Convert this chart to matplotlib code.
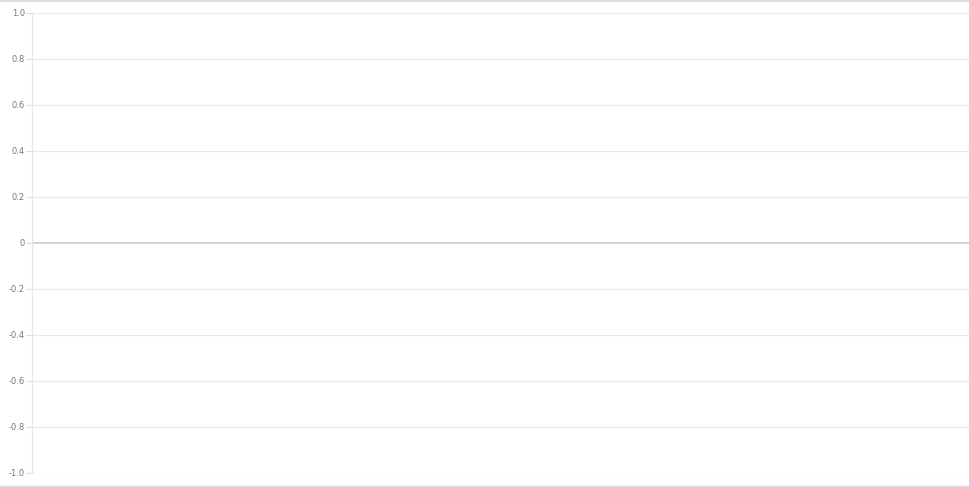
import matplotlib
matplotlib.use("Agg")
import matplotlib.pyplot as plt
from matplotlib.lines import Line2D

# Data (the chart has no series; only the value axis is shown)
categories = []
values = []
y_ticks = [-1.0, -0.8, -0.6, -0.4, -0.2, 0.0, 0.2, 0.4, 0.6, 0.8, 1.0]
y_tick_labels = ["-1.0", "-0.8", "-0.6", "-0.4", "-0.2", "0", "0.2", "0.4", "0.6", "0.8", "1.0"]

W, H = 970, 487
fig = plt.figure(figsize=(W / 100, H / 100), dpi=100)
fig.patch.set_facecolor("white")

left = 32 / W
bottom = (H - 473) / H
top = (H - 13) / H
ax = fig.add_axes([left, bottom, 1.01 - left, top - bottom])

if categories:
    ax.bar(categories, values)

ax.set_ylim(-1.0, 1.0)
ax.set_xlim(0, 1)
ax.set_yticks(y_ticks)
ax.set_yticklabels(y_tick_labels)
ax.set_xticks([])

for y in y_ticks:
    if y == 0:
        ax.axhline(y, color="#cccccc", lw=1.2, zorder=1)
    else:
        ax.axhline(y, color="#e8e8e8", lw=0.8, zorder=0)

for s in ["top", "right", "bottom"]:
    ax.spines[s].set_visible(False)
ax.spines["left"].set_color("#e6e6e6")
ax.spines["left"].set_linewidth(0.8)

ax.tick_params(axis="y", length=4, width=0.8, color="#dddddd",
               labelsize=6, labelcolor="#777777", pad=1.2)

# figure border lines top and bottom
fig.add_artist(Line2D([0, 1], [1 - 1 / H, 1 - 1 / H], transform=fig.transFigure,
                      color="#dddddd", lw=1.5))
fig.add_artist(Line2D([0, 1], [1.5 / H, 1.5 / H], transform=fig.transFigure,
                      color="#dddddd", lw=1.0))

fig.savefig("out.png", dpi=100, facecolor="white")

PROBLEM TO SOLVE:
Return the material exactly as given, apart from the pictures.

RESULT FOR THIS EXERCISE:
Convert this chart to matplotlib code.
import matplotlib
matplotlib.use("Agg")
import matplotlib.pyplot as plt
from matplotlib.lines import Line2D

# Data (the chart has no series; only the value axis is shown)
categories = []
values = []
y_ticks = [-1.0, -0.8, -0.6, -0.4, -0.2, 0.0, 0.2, 0.4, 0.6, 0.8, 1.0]
y_tick_labels = ["-1.0", "-0.8", "-0.6", "-0.4", "-0.2", "0", "0.2", "0.4", "0.6", "0.8", "1.0"]

W, H = 970, 487
fig = plt.figure(figsize=(W / 100, H / 100), dpi=100)
fig.patch.set_facecolor("white")

left = 32 / W
bottom = (H - 473) / H
top = (H - 13) / H
ax = fig.add_axes([left, bottom, 1.01 - left, top - bottom])

if categories:
    ax.bar(categories, values)

ax.set_ylim(-1.0, 1.0)
ax.set_xlim(0, 1)
ax.set_yticks(y_ticks)
ax.set_yticklabels(y_tick_labels)
ax.set_xticks([])

for y in y_ticks:
    if y == 0:
        ax.axhline(y, color="#cccccc", lw=1.2, zorder=1)
    else:
        ax.axhline(y, color="#e8e8e8", lw=0.8, zorder=0)

for s in ["top", "right", "bottom"]:
    ax.spines[s].set_visible(False)
ax.spines["left"].set_color("#e6e6e6")
ax.spines["left"].set_linewidth(0.8)

ax.tick_params(axis="y", length=4, width=0.8, color="#dddddd",
               labelsize=6, labelcolor="#777777", pad=1.2)

# figure border lines top and bottom
fig.add_artist(Line2D([0, 1], [1 - 1 / H, 1 - 1 / H], transform=fig.transFigure,
                      color="#dddddd", lw=1.5))
fig.add_artist(Line2D([0, 1], [1.5 / H, 1.5 / H], transform=fig.transFigure,
                      color="#dddddd", lw=1.0))

fig.savefig("out.png", dpi=100, facecolor="white")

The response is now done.